I would say that emotional affair means that they are drawn to each other and share secrets behind spouses backs, get the buzz from the hidden contact, look forward to the contact, get obsessed with the contact, but haven't actually gone physical yet.

My H and his "friend" crossed the line from friendly to flirty and then hid the contact and then denied it when asked about it. Also they both cannot see that what they are doing is wrong. In the end my H valued her opinion and feelings over mine, yet they are not having an affair .....

It's all about the secrecy. Yes I used to talk to my friends about my husband and I used to have a really close male friend but my H knew that we were in touch and we didn't text very much, certainly not 100 times a day...

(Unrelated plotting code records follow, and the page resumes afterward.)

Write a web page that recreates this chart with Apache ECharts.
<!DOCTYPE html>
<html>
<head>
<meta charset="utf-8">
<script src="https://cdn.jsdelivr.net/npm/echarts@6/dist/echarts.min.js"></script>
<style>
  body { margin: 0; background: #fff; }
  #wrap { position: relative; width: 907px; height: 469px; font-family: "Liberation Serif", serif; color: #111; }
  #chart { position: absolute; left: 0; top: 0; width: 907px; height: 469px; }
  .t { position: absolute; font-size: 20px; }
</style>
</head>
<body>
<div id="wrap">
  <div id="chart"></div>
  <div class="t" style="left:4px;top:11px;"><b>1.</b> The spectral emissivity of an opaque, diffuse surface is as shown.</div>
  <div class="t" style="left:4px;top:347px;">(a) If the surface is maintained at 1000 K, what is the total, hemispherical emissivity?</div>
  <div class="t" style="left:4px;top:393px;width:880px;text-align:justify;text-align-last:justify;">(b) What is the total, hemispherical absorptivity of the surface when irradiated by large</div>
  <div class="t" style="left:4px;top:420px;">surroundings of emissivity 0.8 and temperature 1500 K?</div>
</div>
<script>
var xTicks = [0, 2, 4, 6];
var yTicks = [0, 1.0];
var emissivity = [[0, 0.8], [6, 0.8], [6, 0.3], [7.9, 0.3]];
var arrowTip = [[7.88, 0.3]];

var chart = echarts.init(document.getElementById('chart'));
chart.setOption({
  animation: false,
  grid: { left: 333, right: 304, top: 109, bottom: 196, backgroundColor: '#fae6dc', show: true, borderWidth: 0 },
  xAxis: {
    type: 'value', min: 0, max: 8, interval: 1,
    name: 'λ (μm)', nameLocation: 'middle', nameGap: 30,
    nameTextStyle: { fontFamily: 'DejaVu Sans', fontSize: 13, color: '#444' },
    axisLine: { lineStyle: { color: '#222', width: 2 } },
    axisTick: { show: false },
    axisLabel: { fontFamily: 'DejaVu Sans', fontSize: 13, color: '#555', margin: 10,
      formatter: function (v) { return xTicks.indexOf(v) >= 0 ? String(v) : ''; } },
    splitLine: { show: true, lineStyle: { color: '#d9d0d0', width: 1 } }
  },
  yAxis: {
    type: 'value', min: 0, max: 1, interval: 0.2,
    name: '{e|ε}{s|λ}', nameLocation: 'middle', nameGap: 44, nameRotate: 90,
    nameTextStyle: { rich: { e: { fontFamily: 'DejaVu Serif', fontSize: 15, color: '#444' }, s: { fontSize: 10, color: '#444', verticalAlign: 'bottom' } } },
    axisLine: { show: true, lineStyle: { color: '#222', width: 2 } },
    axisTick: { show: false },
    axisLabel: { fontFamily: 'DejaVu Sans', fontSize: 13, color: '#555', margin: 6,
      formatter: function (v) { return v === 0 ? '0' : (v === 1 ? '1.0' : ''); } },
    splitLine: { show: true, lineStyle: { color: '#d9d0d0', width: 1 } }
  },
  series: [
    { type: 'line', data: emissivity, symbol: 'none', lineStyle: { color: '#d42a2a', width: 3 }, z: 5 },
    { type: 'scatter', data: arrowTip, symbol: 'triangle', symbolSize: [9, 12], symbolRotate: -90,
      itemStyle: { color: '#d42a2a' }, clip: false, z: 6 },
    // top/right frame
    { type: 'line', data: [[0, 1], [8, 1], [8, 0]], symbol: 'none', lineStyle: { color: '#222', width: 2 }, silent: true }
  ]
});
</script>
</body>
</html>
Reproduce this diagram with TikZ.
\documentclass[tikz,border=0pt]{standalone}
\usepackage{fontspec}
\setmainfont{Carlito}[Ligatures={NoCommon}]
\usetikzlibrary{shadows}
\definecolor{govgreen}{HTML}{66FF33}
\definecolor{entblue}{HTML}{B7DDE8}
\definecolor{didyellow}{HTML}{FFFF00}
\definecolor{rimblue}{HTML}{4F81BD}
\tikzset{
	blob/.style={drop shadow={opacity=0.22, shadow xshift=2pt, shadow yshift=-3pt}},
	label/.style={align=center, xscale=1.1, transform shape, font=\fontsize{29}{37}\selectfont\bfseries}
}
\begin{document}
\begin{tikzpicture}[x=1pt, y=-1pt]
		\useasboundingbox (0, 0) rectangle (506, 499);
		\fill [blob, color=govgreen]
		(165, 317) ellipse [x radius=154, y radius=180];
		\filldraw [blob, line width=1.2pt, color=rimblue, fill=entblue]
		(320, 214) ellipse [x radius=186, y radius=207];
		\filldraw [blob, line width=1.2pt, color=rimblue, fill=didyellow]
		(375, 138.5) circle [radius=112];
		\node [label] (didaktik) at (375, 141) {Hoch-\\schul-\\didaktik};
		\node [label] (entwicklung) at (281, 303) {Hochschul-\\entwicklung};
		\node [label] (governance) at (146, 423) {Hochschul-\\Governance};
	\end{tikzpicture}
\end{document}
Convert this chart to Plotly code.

mrspepperpotty · 02/07/2012 11:39

One thing we all agree on is that an emotional affair does not involve sex. If you only have the words "friendship" and "affair", everyone will assume the people having the affair are having sex. So I don't think it's a redundant phrase if it makes that distinction? I agree it's not easy to define though.

My ex-bf became very close to another woman before we broke up. I'm sure they didn't sleep together while we were an item, but it came as no surprise to me when they got together (and eventually got married) soon after we split. I don't blame him btw - he met someone he preferred to me and did the right thing by dumping me before he got together with her. There was a short period of me saying 'I think she fancies you' and him saying 'no no we're just friends' which wasn't quite true, but let's face it, break ups are rarely 100% honest. Of course it would have been different if we'd have been married or had DCs.